Wednesday, April 1, 2009

kardeş

today i remembered again. it was so strange, i was listening to some music, minding my own business, and for some reason i made a face, and there was an immediate flashback. i saw my expression in one of their faces, one they frequently made, especially when i was around. i would laugh at their faces, my heart smiling, and continue on with the conversation/activity/silence, not realizing then that it was soon going to be gone forever.

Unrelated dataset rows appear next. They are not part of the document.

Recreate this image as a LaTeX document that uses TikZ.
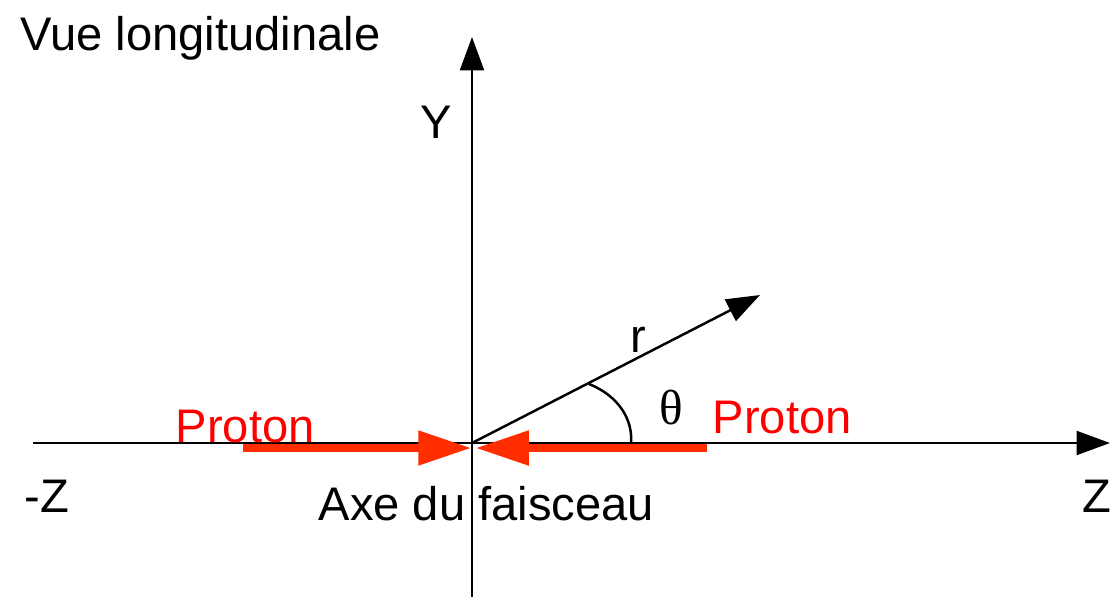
\documentclass[tikz,border=0pt]{standalone}
\usepackage{fontspec}
\setmainfont{Liberation Sans}
\newfontfamily\thetafont{Liberation Serif}
\usetikzlibrary{arrows.meta}

\definecolor{beamred}{RGB}{255,45,0}

\begin{document}
\begin{tikzpicture}[x=0.01cm, y=-0.01cm,
    axis/.style={line width=0.7pt, -{Triangle[length=9.5pt, width=6.8pt]}},
    beam/.style={beamred, line width=2pt, -{Triangle[length=15pt, width=9.5pt]}},
    lbl/.style={anchor=base west, inner sep=0pt, font=\fontsize{13.4}{16}\selectfont},
    redlbl/.style={lbl, text=red}
]
\useasboundingbox (0,0) rectangle (1111,599);

% axes
\coordinate (orig) at (472,443);
\coordinate (zleft) at (33,443);
\coordinate (zright) at (1110,443);
\coordinate (ybot) at (472,597);
\coordinate (ytop) at (472,37);
\coordinate (rtip) at (760,295);
\coordinate (arcstart) at (589,384);
\coordinate (arcend) at (631,443);

\draw[axis] (zleft) -- (zright);
\draw[axis] (ybot) -- (ytop);
\draw[axis] (orig) -- (rtip);
\draw[line width=0.7pt] (arcstart) .. controls (619,396) and (633,420) .. (arcend);

% protons
\coordinate (pleft) at (243,448);
\coordinate (pright) at (707,448);
\coordinate (hitleft) at (471,448);
\coordinate (hitright) at (476,448);
\draw[beam] (pleft) -- (hitleft);
\draw[beam] (pright) -- (hitright);

% labels
\node[lbl] (title) at (20,50) {Vue longitudinale};
\node[lbl] (ylbl) at (420,138) {Y};
\node[lbl] (rlbl) at (630,352) {r};
\node[lbl, font=\fontsize{14}{16}\thetafont] (theta) at (659,424) {θ};
\node[redlbl] (protl) at (175,442) {Proton};
\node[redlbl] (protr) at (712,433) {Proton};
\node[lbl] (mzlbl) at (24,512) {-Z};
\node[lbl] (zlbl) at (1082,512) {Z};
\node[lbl] (faisceau) at (318,520) {Axe du faisceau};
\end{tikzpicture}
\end{document}
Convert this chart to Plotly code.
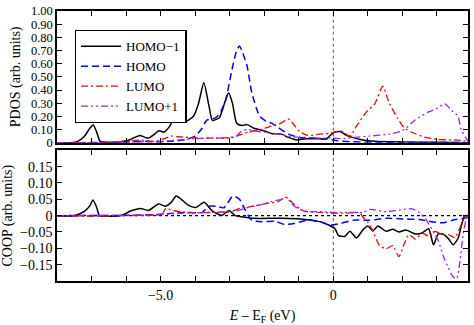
import plotly.graph_objects as go
from plotly.subplots import make_subplots

# ---------------- data ----------------
series_names = ["HOMO\u22121", "HOMO", "LUMO", "LUMO+1"]

# PDOS (top panel)
pdos_homo1_E = [-8.0, -7.6, -7.4, -7.2, -7.05, -6.95, -6.85, -6.75, -6.5, -6.2, -5.9, -5.75, -5.6, -5.45,
                -5.35, -5.2, -5.05, -4.9, -4.75, -4.55, -4.4, -4.25, -4.05, -3.9, -3.75, -3.6, -3.5, -3.3,
                -3.15, -3.03, -2.92, -2.8, -2.65, -2.5, -2.3, -2.0, -1.8, -1.5, -1.3, -1.05, -0.8, -0.5,
                -0.2, 0.0, 0.2, 0.35, 0.55, 0.85, 1.2, 2.0, 3.0, 3.9]
pdos_homo1_v = [0, 0, 0.01, 0.05, 0.11, 0.135, 0.08, 0.01, 0.003, 0.005, 0.02, 0.04, 0.055, 0.04,
                0.035, 0.06, 0.09, 0.08, 0.12, 0.205, 0.18, 0.165, 0.2, 0.3, 0.455, 0.28, 0.17, 0.19,
                0.3, 0.38, 0.3, 0.15, 0.13, 0.137, 0.11, 0.09, 0.07, 0.065, 0.04, 0.02, 0.03, 0.03,
                0.03, 0.075, 0.085, 0.06, 0.04, 0.02, 0.01, 0.005, 0.003, 0]

pdos_homo_E = [-8, -6, -5.5, -5.2, -4.8, -4.35, -4.0, -3.8, -3.67, -3.4, -3.25, -3.12, -2.93, -2.8, -2.72,
               -2.62, -2.5, -2.36, -2.13, -1.93, -1.8, -1.6, -1.3, -1.0, -0.6, -0.26, 0.1, 0.5, 1.0, 2.0,
               3.0, 3.9]
pdos_homo_v = [0, 0.003, 0.012, 0.005, 0.008, 0.02, 0.05, 0.11, 0.17, 0.19, 0.24, 0.32, 0.56, 0.70, 0.734,
               0.68, 0.586, 0.38, 0.2, 0.16, 0.15, 0.115, 0.065, 0.04, 0.035, 0.03, 0.015, 0.007, 0.003,
               0.002, 0.001, 0]

pdos_lumo_E = [-8, -6.5, -6.0, -5.6, -5.2, -4.9, -4.7, -4.5, -4.2, -3.8, -3.4, -3.0, -2.8, -2.46, -2.1,
               -1.8, -1.5, -1.3, -1.15, -1.0, -0.75, -0.4, -0.1, 0.2, 0.48, 0.67, 0.96, 1.2, 1.43, 1.62,
               1.86, 2.05, 2.29, 2.67, 3.04, 3.6, 3.9]
pdos_lumo_v = [0, 0.002, 0.01, 0.02, 0.01, 0.03, 0.05, 0.045, 0.04, 0.035, 0.035, 0.04, 0.05, 0.08, 0.1,
               0.125, 0.15, 0.18, 0.14, 0.09, 0.055, 0.065, 0.07, 0.09, 0.05, 0.125, 0.234, 0.295, 0.428,
               0.3, 0.186, 0.113, 0.077, 0.04, 0.024, 0.02, 0.008]

pdos_lumo1_E = [-8, -6, -5.0, -4.5, -4.0, -3.5, -3.0, -2.8, -2.65, -2.45, -2.2, -2.0, -1.8, -1.5, -1.2,
                -0.8, -0.4, 0.0, 0.3, 0.57, 1.05, 1.62, 2.0, 2.38, 2.76, 3.0, 3.23, 3.42, 3.61, 3.7, 3.85,
                3.9]
pdos_lumo1_v = [0, 0.002, 0.01, 0.02, 0.03, 0.035, 0.035, 0.05, 0.09, 0.1, 0.085, 0.08, 0.075, 0.06,
                0.045, 0.04, 0.035, 0.035, 0.03, 0.04, 0.05, 0.065, 0.09, 0.174, 0.234, 0.26, 0.295,
                0.246, 0.2, 0.1, 0.03, 0.01]

# COOP (bottom panel)
coop_homo1_E = [-8, -7.5, -7.2, -7.05, -6.96, -6.85, -6.77, -6.5, -6.1, -5.87, -5.58, -5.35, -5.06, -4.87,
                -4.7, -4.55, -4.4, -4.2, -3.98, -3.74, -3.5, -3.22, -3.02, -2.84, -2.6, -2.36, -1.5, -0.94,
                -0.37, -0.09, 0.05, 0.15, 0.34, 0.48, 0.67, 0.86, 1.0, 1.15, 1.29, 1.53, 1.72, 1.9, 2.1,
                2.38, 2.57, 2.76, 2.9, 3.04, 3.19, 3.33, 3.47, 3.61, 3.69, 3.8, 3.9]
coop_homo1_v = [0, 0, 0.014, 0.03, 0.048, 0.025, 0.0, -0.002, 0.002, 0.014, 0.022, 0.016, 0.036, 0.029,
                0.04, 0.06, 0.05, 0.032, 0.025, 0.041, 0.014, 0.001, 0.016, 0.0, -0.004, -0.008, -0.008,
                -0.01, -0.019, -0.031, -0.04, -0.061, -0.063, -0.048, -0.068, -0.043, -0.032, -0.046,
                -0.032, -0.048, -0.042, -0.05, -0.044, -0.056, -0.053, -0.04, -0.089, -0.056, -0.057,
                -0.07, -0.089, -0.07, -0.039, 0.0, 0.0]

coop_homo_E = [-8, -6, -5, -4.35, -3.8, -3.6, -3.4, -3.17, -2.93, -2.84, -2.7, -2.56, -2.36, -2.08, -1.7,
               -1.41, -1.13, -0.75, -0.37, -0.1, 0.2, 0.58, 1.05, 1.53, 2.0, 2.48, 2.76, 3.19, 3.52, 3.8,
               3.9]
coop_homo_v = [0, 0.001, 0.004, 0.01, 0.01, 0.029, 0.029, 0.024, 0.058, 0.058, 0.048, 0.019, -0.014,
               -0.019, -0.017, -0.027, -0.024, -0.014, -0.019, -0.029, -0.024, -0.014, -0.014, -0.008,
               -0.01, -0.012, -0.017, -0.022, -0.012, -0.008, -0.005]

coop_lumo_E = [-8, -7, -6, -5.2, -4.95, -4.85, -4.6, -4.35, -3.4, -2.93, -2.65, -2.27, -1.89, -1.6, -1.37,
               -1.13, -0.85, -0.46, -0.09, 0.4, 0.77, 0.86, 1.0, 1.15, 1.34, 1.53, 1.72, 1.9, 2.05, 2.19,
               2.38, 2.57, 2.76, 2.95, 3.14, 3.33, 3.52, 3.66, 3.8, 3.9]
coop_lumo_v = [0, -0.002, 0, 0.002, 0.005, 0.022, 0.015, 0.01, 0.01, 0.014, 0.024, 0.029, 0.038, 0.043,
               0.056, 0.034, 0.014, 0.01, 0.008, 0.008, 0.008, -0.005, -0.02, -0.048, -0.092, -0.101,
               -0.092, -0.125, -0.087, -0.058, -0.072, -0.053, -0.063, -0.048, -0.058, -0.058, -0.067,
               -0.039, -0.005, 0.0]

coop_lumo1_E = [-8, -6, -5, -4.35, -3.4, -2.9, -2.65, -2.36, -2.08, -1.8, -1.5, -1.37, -1.13, -0.85, -0.37,
                0.0, 0.5, 0.86, 1.05, 1.53, 1.9, 2.28, 2.48, 2.67, 2.86, 3.04, 3.19, 3.33, 3.47, 3.57,
                3.66, 3.76, 3.85, 3.9]
coop_lumo1_v = [0, 0.001, 0.003, 0.008, 0.01, 0.012, 0.019, 0.029, 0.034, 0.043, 0.05, 0.056, 0.029,
                0.014, 0.012, 0.01, 0.01, 0.01, 0.019, 0.012, 0.017, 0.021, 0.01, -0.01, -0.043, -0.077,
                -0.125, -0.159, -0.188, -0.193, -0.145, -0.058, -0.01, 0.0]

# tick labels
x_tickvals = [-8, -7, -6, -5, -4, -3, -2, -1, 0, 1, 2, 3]
x_ticktext = ["", "", "", "\u22125.0", "", "", "", "", "0", "", "", ""]
pdos_tickvals = [0, 0.1, 0.2, 0.3, 0.4, 0.5, 0.6, 0.7, 0.8, 0.9, 1.0]
pdos_ticktext = ["0", "0.10", "0.20", "0.30", "0.40", "0.50", "0.60", "0.70", "0.80", "0.90", "1.00"]
coop_tickvals = [-0.15, -0.10, -0.05, 0, 0.05, 0.10, 0.15]
coop_ticktext = ["\u22120.15", "\u22120.10", "\u22120.05", "0", "0.05", "0.10", "0.15"]

# ---------------- figure ----------------
colors = ["#000000", "#0000ff", "#ff0000", "#a020f0"]
dashes = ["solid", "7px,4px", "7px,3px,2px,3px", "7px,3px,2px,3px,2px,3px"]
widths = [1.5, 1.5, 1.3, 1.3]

top = [(pdos_homo1_E, pdos_homo1_v), (pdos_homo_E, pdos_homo_v),
       (pdos_lumo_E, pdos_lumo_v), (pdos_lumo1_E, pdos_lumo1_v)]
bot = [(coop_homo1_E, coop_homo1_v), (coop_homo_E, coop_homo_v),
       (coop_lumo_E, coop_lumo_v), (coop_lumo1_E, coop_lumo1_v)]

W, H = 474, 325
ml, mr, mt, mb = 52, 4, 6, 36
ph = H - mt - mb
top_dom = [(H - mb - 144) / ph, 1.0]
bot_dom = [0.0, (H - mb - 152) / ph]

fig = make_subplots(rows=2, cols=1, shared_xaxes=False)

for i in range(4):
    xe, yv = top[i]
    assert len(xe) == len(yv)
    fig.add_trace(go.Scatter(x=xe, y=yv, mode="lines", name=series_names[i],
                             line=dict(color=colors[i], dash=dashes[i], width=widths[i],
                                       shape="spline", smoothing=0.6),
                             showlegend=True), row=1, col=1)
for i in range(4):
    xe, yv = bot[i]
    assert len(xe) == len(yv)
    fig.add_trace(go.Scatter(x=xe, y=yv, mode="lines", name=series_names[i],
                             line=dict(color=colors[i], dash=dashes[i], width=widths[i],
                                       shape="spline", smoothing=0.6),
                             showlegend=False), row=2, col=1)

font_family = "Liberation Serif"
axis_common = dict(showline=True, linecolor="black", linewidth=1.5, mirror="ticks",
                   ticks="inside", ticklen=5, tickwidth=1, tickcolor="black",
                   showgrid=False, zeroline=False, ticklabeloverflow="allow")

fig.update_layout(
    width=W, height=H,
    margin=dict(l=ml, r=mr, t=mt, b=mb),
    paper_bgcolor="white", plot_bgcolor="white",
    font=dict(family=font_family, size=14, color="black"),
    xaxis=dict(domain=[0, 1], range=[-8, 3.9], anchor="y", tickvals=x_tickvals,
               showticklabels=False, **axis_common),
    yaxis=dict(domain=top_dom, range=[0, 1.0006], anchor="x", tickvals=pdos_tickvals,
               ticktext=pdos_ticktext,
               tickfont=dict(family=font_family, size=12.5, color="black"),
               title=dict(text="PDOS (arb. units)", font=dict(family=font_family, size=14), standoff=7),
               **axis_common),
    xaxis2=dict(domain=[0, 1], range=[-8, 3.9], anchor="y2", tickvals=x_tickvals,
                ticktext=x_ticktext,
                tickfont=dict(family=font_family, size=14, color="black"),
                title=dict(text="<i>E</i> \u2013 E<sub>F</sub> (eV)",
                           font=dict(family=font_family, size=14), standoff=9),
                **axis_common),
    yaxis2=dict(domain=bot_dom, range=[-0.2, 0.2], anchor="x2", tickvals=coop_tickvals,
                ticktext=coop_ticktext,
                tickfont=dict(family=font_family, size=14, color="black"),
                title=dict(text="COOP (arb. units)", font=dict(family=font_family, size=14), standoff=6),
                **axis_common),
    legend=dict(x=(70 - ml) / (W - ml - mr), y=1 - (26 - mt) / ph, xanchor="left", yanchor="top",
                bgcolor="white", bordercolor="black", borderwidth=1.3,
                font=dict(family=font_family, size=13, color="black"),
                tracegroupgap=0, itemwidth=40),
    shapes=[
        dict(type="line", xref="x", yref="y domain", x0=0, x1=0, y0=0, y1=1,
             line=dict(color="#555555", width=1, dash="dot"), layer="below"),
        dict(type="line", xref="x2", yref="y2 domain", x0=0, x1=0, y0=0, y1=1,
             line=dict(color="#555555", width=1, dash="dot"), layer="below"),
        dict(type="line", xref="x2 domain", yref="y2", x0=0, x1=1, y0=0, y1=0,
             line=dict(color="black", width=1.2, dash="dot"), layer="below"),
    ],
)

fig.write_html("out.html")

it's one of those things that i will never forget. friendships created in an instant and as real as you and me. i remember our first encounter: i was sitting outside of the dorms when a bunch of guys came up to where i was and we started talking. well, i wasn't really talking much, as is usual when i first meet people, but there was a conversation. a bunch of broken english and misunderstandings later, i went to bed, thinking very little of the encounter, but content nonetheless, happy to have met such interesting people.
even now i can't describe or even understand how such an awkward beginning turned into one of the most memorable friendships of my life.

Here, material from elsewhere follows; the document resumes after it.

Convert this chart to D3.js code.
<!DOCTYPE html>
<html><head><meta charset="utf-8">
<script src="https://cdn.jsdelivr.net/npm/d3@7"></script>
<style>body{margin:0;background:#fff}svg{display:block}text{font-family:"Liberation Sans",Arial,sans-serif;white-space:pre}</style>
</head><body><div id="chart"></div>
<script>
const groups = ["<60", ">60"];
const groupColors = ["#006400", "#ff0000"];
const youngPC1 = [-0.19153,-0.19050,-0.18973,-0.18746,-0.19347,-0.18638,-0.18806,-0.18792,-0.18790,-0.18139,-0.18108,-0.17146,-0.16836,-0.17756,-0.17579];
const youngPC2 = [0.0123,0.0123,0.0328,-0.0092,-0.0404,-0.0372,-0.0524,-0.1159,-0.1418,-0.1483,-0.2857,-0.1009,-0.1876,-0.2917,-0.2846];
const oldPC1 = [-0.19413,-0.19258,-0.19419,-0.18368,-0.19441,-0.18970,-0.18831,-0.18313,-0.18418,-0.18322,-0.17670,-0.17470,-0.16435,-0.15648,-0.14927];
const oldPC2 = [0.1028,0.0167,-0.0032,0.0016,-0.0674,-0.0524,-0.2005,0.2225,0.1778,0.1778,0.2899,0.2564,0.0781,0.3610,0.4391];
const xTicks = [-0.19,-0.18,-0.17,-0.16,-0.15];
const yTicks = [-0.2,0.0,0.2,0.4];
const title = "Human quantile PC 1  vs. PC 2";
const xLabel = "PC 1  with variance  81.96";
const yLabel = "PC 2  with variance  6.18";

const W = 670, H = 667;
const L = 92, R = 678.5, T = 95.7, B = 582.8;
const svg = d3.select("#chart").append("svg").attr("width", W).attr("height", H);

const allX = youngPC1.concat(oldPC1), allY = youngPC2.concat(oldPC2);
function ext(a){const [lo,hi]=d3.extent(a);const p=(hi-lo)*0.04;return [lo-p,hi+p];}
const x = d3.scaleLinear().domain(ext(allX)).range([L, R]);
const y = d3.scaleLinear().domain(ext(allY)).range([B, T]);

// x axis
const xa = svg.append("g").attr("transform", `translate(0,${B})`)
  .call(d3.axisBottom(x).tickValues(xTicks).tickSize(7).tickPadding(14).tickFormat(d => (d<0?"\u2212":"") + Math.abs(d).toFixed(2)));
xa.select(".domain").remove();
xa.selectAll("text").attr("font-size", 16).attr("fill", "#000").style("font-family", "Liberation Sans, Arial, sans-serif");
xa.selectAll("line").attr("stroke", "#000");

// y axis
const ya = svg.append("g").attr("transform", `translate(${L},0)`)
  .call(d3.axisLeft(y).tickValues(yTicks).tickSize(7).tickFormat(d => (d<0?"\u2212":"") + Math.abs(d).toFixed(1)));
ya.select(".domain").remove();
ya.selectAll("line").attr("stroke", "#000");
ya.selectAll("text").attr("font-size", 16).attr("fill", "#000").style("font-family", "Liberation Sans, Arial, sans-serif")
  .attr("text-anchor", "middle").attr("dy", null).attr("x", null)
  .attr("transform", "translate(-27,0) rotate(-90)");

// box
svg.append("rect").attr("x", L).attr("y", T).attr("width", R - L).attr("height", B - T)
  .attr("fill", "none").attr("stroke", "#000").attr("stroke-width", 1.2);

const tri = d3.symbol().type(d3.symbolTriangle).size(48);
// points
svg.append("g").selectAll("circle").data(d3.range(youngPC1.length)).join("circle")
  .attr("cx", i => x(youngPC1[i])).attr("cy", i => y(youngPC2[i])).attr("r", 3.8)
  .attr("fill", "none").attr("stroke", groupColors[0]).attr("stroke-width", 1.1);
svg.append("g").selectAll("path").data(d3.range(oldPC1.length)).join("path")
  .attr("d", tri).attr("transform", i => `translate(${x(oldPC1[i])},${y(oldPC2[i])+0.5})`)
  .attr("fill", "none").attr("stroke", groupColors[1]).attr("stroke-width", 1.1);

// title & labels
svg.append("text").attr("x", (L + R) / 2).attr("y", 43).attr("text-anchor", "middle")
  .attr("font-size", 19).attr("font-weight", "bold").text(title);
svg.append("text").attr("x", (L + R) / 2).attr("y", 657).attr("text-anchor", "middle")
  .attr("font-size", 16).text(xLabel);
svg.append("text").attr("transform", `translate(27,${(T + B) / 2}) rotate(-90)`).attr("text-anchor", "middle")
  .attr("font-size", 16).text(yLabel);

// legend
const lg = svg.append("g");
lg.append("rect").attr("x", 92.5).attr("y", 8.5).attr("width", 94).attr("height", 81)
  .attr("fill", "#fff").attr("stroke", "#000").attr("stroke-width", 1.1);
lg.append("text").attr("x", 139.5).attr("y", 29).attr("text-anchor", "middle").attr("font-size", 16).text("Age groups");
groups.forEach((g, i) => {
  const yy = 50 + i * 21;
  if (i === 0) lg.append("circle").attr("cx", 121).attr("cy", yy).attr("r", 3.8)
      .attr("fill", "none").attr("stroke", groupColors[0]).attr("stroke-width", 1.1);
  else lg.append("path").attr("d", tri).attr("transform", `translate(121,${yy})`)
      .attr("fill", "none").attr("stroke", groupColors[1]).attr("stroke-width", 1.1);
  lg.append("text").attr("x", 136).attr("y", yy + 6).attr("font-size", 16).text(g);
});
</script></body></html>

those guys came all the way from Turkey to change my life forever. they were my long lost brothers that i could trust with anything. i had never experienced such a sacrificial attitude and such beautiful hearts. there were so many times that we looked at each other and knew exactly what the other was thinking. we spoke in first grade english most of the time, but it didn't matter.
these flashbacks...moments of memory come back to the present...are both happy and painful. and they only happen every once in a while now. but i doubt that they will ever go away.

i miss them a lot. my brothers, seviyorum.